Die Philosophie

Warum Live-Rollenspiele?

Der Einfluss der neuen Medien auf Kinder und Jugendliche nimmt zu. Den Umgang mit Computern und Multi-Media-Geräten einzuschränken wird immer schwieriger, in einer Welt, in der Arbeiten um und am Bildschirm immer wichtiger werden. Kindern und Jugendlichen, die sich im Übermaß virtuell bewegen, mangelt es an Verknüpfungen im Gehirn, die zur Orientierung in der realen sozialen Welt benötigt werden. Und da diese Verknüpfungen nur durch erlebte Erfahrungen in eben dieser Welt entstehen, wollen wir derartige Erlebnisse schaffen und somit die Entwicklung der Kinder fördern.

Während sich für die Generationen der Eltern und Großeltern die Frage stellte, wie man die Kinder bei einsetzender Dämmerung nach Hause bekam, bleibt heute oft die Frage. Wie bekommen wir unsere Kinder nach ‚Draußen‘.

Wir holen die Kinder und Jugendlichen dort ab, wo sie stehen. Wir nutzen ihre größte Stärke – zugleich auch ihre größte Schwäche: Die Neugier, die Lust am Abenteuer etwas Neues zu entdecken, es zu erforschen, zu erfassen und zu erleben.

Rollenspiele als Freizeitvertreib, am Tisch mit Papier, Stift und Würfel, eventuell sogar mit einem Spielbrett gibt es seit den späten 1960er Jahren. Doch auch davor, selbst vor den Zeiten von Fernsehen, Radio und Kino, haben Menschen sich in Erzählabenden, inspiriert Büchern, Geschichten und Liedern, in eine virtuelle Welt weggeträumt und wegerzählt. Was den Einen als Eskapismus fremd und ungewöhnlich erscheint, ist den Anderen ihre liebste Flucht in die Phantasie. Eines ist sicher: auch wenn jedes neue Medium – egal ob Buch, Film, Radio oder TV – zu seiner Zeit schlecht geredet wurde, so hat sich mit der Zeit doch gezeigt: geschadet haben sie selten.
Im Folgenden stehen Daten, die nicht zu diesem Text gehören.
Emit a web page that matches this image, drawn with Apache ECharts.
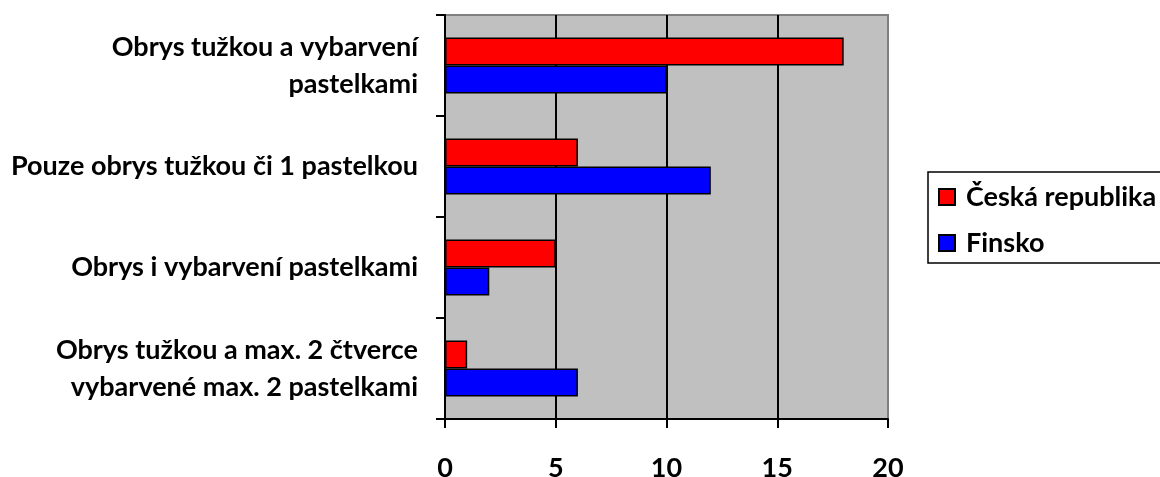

Gemeinsames Geschichten-Spielen unter Freunden und in der Gruppe hat lange Tradition. Wer hat kennt sie nicht, die klassischen Spiele unser aller Kindheit: "Vater, Mutter, Kind", "Cowboy und Indianer" oder "Räuber und Gendarm". In den 1980er Jahren schließlich entwickelte sich – unabhängig und noch nicht von der Vernetzung durch das Internet gefördert – in verschiedenen, vor allem europäischen Ländern eine neue Form des Rollenspiels, das Live-Rollenspiel (kurz LARP für Live Action Role Playing).
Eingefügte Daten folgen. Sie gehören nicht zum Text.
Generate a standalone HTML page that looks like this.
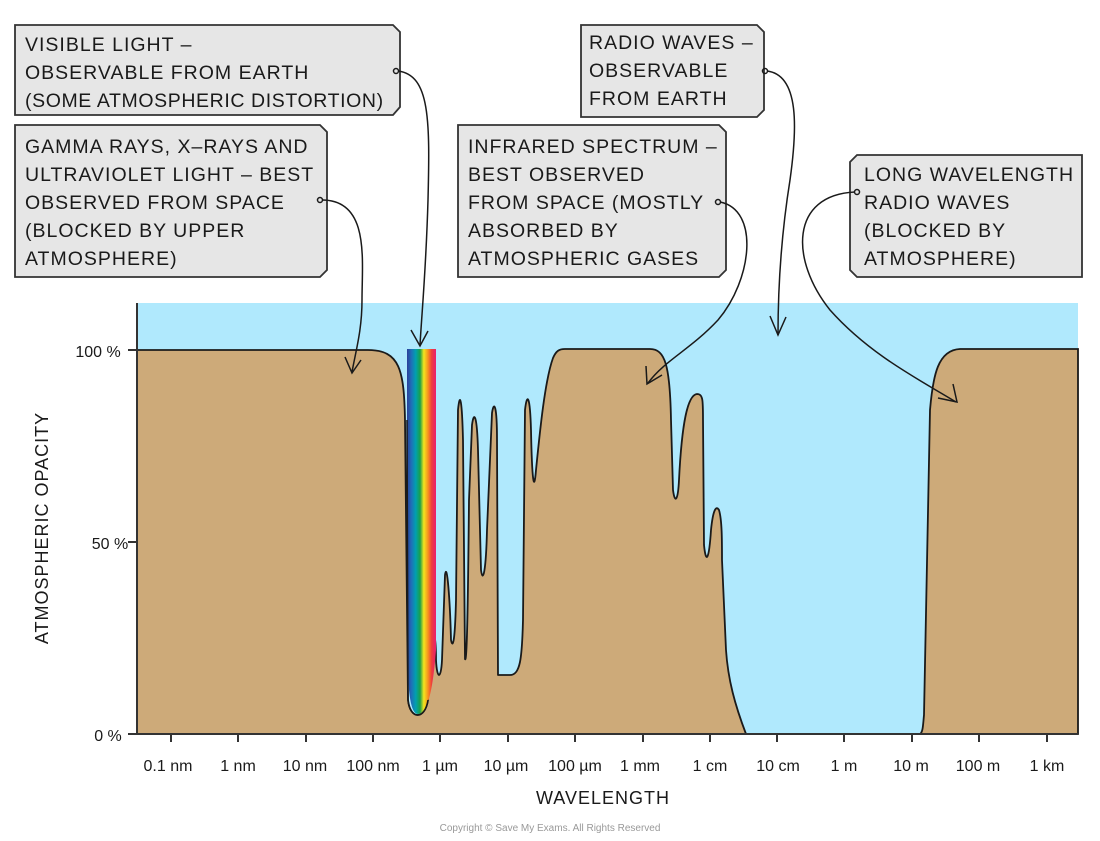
<!DOCTYPE html>
<html><head><meta charset="utf-8"><style>
html,body{margin:0;padding:0;background:#fff;}
svg{display:block;}
text{font-family:"Liberation Sans",sans-serif;fill:#1a1a1a;}
.b{font-size:19.5px;letter-spacing:1px;}
.t{font-size:16px;text-anchor:middle;}
</style></head><body>
<svg width="1100" height="841" viewBox="0 0 1100 841" xmlns="http://www.w3.org/2000/svg">
<defs>
<linearGradient id="rb" x1="0" x2="1" y1="0" y2="0">
<stop offset="0" stop-color="#2b3f9a"/><stop offset="0.15" stop-color="#1f6fb8"/><stop offset="0.3" stop-color="#00a0b0"/><stop offset="0.45" stop-color="#1aa04a"/><stop offset="0.58" stop-color="#f3e51e"/><stop offset="0.72" stop-color="#f7941d"/><stop offset="0.85" stop-color="#ee3d3d"/><stop offset="1" stop-color="#e8206f"/>
</linearGradient>
</defs>
<rect x="137" y="303" width="941" height="431" fill="#b0e9fd"/>
<path d="M137,734 L137,350 L368,350 C400,350 404,370 405,420 L408,700 C410,720 425,720 428,700 L431,640 C434,625 436,640 436,660 C437,680 441,680 442,660 L445,575 C447,560 450,600 451,640 C453,650 455,640 456,600 L458,410 C460,390 462,400 463,440 L465,659 C467,665 468,600 469,500 L472,425 C474,410 477,415 478,450 L481,570 C483,585 486,570 487,530 L492,413 C494,400 497,405 497,440 L498,675 L510,675 C520,675 522,660 523,620 L525,410 C527,392 530,395 531,430 C532,480 534,495 536,470 C540,430 545,380 553,358 C556,351 559,349 565,349 L650,349 C665,349 670,365 671,420 L673,490 C675,505 678,500 679,480 C682,420 688,395 697,394 C703,394 703,400 703,420 L704,545 C706,565 709,560 711,530 C713,510 716,505 719,510 C722,520 722,540 722,560 L726,650 C728,680 735,705 746,734 Z" fill="#cdaa79" stroke="#1a1a1a" stroke-width="1.8" stroke-linejoin="round"/>
<path d="M920,734 C923,732 923,725 924,715 L930,410 C933,375 938,350 960,349 L1078,349 L1078,734 Z" fill="#cdaa79" stroke="#1a1a1a" stroke-width="1.8"/>
<path d="M407,349 L436,349 L436,650 C434,675 430,714 418,714 C410,714 408,690 407,650 Z" fill="url(#rb)"/>
<path d="M407,420 L408,700 C410,720 425,720 428,700" fill="none" stroke="#1a1a1a" stroke-width="1.5"/>
<path d="M137,303 L137,734 L1078,734" fill="none" stroke="#333" stroke-width="2"/>
<g stroke="#333" stroke-width="2">
<line x1="128" y1="350" x2="137" y2="350"/><line x1="128" y1="542" x2="137" y2="542"/><line x1="128" y1="734" x2="137" y2="734"/>
<line x1="171" y1="734" x2="171" y2="742"/><line x1="238" y1="734" x2="238" y2="742"/><line x1="306" y1="734" x2="306" y2="742"/><line x1="373" y1="734" x2="373" y2="742"/><line x1="440" y1="734" x2="440" y2="742"/><line x1="508" y1="734" x2="508" y2="742"/><line x1="575" y1="734" x2="575" y2="742"/><line x1="643" y1="734" x2="643" y2="742"/><line x1="710" y1="734" x2="710" y2="742"/><line x1="777" y1="734" x2="777" y2="742"/><line x1="844" y1="734" x2="844" y2="742"/><line x1="912" y1="734" x2="912" y2="742"/><line x1="979" y1="734" x2="979" y2="742"/><line x1="1047" y1="734" x2="1047" y2="742"/>
</g>
<g>
<text x="98" y="357" class="t">100 %</text><text x="110" y="549" class="t">50 %</text><text x="108" y="741" class="t">0 %</text>
<text x="168" y="771" class="t">0.1 nm</text><text x="238" y="771" class="t">1 nm</text><text x="305" y="771" class="t">10 nm</text><text x="373" y="771" class="t">100 nm</text><text x="440" y="771" class="t">1 µm</text><text x="506" y="771" class="t">10 µm</text><text x="575" y="771" class="t">100 µm</text><text x="640" y="771" class="t">1 mm</text><text x="710" y="771" class="t">1 cm</text><text x="778" y="771" class="t">10 cm</text><text x="844" y="771" class="t">1 m</text><text x="911" y="771" class="t">10 m</text><text x="978" y="771" class="t">100 m</text><text x="1047" y="771" class="t">1 km</text>
</g>
<text x="603" y="804" class="t" style="font-size:18px;letter-spacing:1px">WAVELENGTH</text>
<text x="48" y="528" transform="rotate(-90 48 528)" class="t" style="font-size:18px;letter-spacing:1px">ATMOSPHERIC OPACITY</text>
<text x="550" y="831" class="t" style="font-size:10px;fill:#999">Copyright © Save My Exams. All Rights Reserved</text>
<g fill="#e6e6e6" stroke="#333" stroke-width="1.8">
<path d="M15,25 L393,25 L400,32 L400,107 L393,115 L15,115 Z"/>
<path d="M15,125 L320,125 L327,132 L327,270 L320,277 L15,277 Z"/>
<path d="M581,25 L757,25 L764,32 L764,110 L757,117 L581,117 Z"/>
<path d="M458,125 L719,125 L726,132 L726,270 L719,277 L458,277 Z"/>
<path d="M857,155 L1082,155 L1082,277 L857,277 L850,270 L850,162 Z"/>
</g>
<g>
<text x="25" y="51" class="b">VISIBLE LIGHT –</text><text x="25" y="79" class="b">OBSERVABLE FROM EARTH</text><text x="25" y="107" class="b" style="letter-spacing:0.6px">(SOME ATMOSPHERIC DISTORTION)</text>
<text x="25" y="153" class="b">GAMMA RAYS, X–RAYS AND</text><text x="25" y="181" class="b">ULTRAVIOLET LIGHT – BEST</text><text x="25" y="209" class="b">OBSERVED FROM SPACE</text><text x="25" y="237" class="b">(BLOCKED BY UPPER</text><text x="25" y="265" class="b">ATMOSPHERE)</text>
<text x="589" y="49" class="b">RADIO WAVES –</text><text x="589" y="77" class="b">OBSERVABLE</text><text x="589" y="105" class="b">FROM EARTH</text>
<text x="468" y="153" class="b">INFRARED SPECTRUM –</text><text x="468" y="181" class="b">BEST OBSERVED</text><text x="468" y="209" class="b">FROM SPACE (MOSTLY</text><text x="468" y="237" class="b">ABSORBED BY</text><text x="468" y="265" class="b">ATMOSPHERIC GASES</text>
<text x="864" y="181" class="b">LONG WAVELENGTH</text><text x="864" y="209" class="b">RADIO WAVES</text><text x="864" y="237" class="b">(BLOCKED BY</text><text x="864" y="265" class="b">ATMOSPHERE)</text>
</g>
<g fill="none" stroke="#1a1a1a" stroke-width="1.5">
<circle cx="396" cy="71" r="2.5"/><path d="M398,71 C430,75 430,120 428,200 C426,270 422,310 420,345"/><path d="M411,330 L420,346 L428,331"/>
<circle cx="320" cy="200" r="2.5"/><path d="M322,200 C370,200 362,260 362,300 C362,330 356,350 352,372"/><path d="M345,357 L352,373 L361,360"/>
<circle cx="718" cy="202" r="2.5"/><path d="M720,202 C760,210 752,280 718,320 C690,350 665,360 648,383"/><path d="M646,366 L647,384 L662,375"/>
<circle cx="765" cy="71" r="2.5"/><path d="M767,71 C800,75 797,130 790,180 C782,230 778,280 778,335"/><path d="M770,316 L778,335 L786,317"/>
<circle cx="857" cy="192" r="2.5"/><path d="M855,192 C790,195 790,260 830,310 C870,355 920,380 956,402"/><path d="M938,398 L957,402 L953,384"/>
</g>
</svg>
</body></html>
Im Grunde nichts anderes, als die alten Kinderspiele‚ nur jetzt mit Kostümen und Requisiten - und für Erwachsene. Plötzlich fingen erwachsene Menschen an Burgen und Zeltplätze zu bevölkern und in den Rollen und Kostümen von Magiern, Rittern und Amazonen mit Polsterschwertern Schlachten darzustellen.
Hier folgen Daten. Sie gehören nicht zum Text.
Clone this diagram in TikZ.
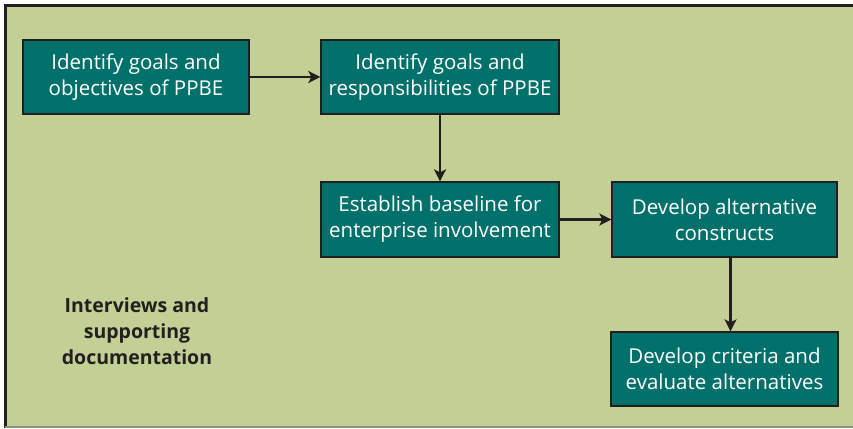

Das Hobby erfreut sich seit dem immer größerer Beliebtheit, nicht unerheblich durch Filme und Bücher wie "Harry Potter", "Narnia", "Eragon" und allen voran "Der Herr der Ringe" inspiriert. Die jungen Live-Rollenspieler der 1980er und 1990er führen ihren eigenen Nachwuchs an das Hobby heran und eine nicht unerhebliche Anzahl von Pädagogen integrieren Larp in ihre Arbeit. In Dänemark gibt es in den meisten Jugendclubs mittlerweile Larp-Angebote, ein Internat in Hobro (Dänemark) bestreitet den Schulunterricht komplett mit Larp und die Schüler erzielen dabei keine schlechteren Ergebnisse in den landesweit genormten Abschlusstests.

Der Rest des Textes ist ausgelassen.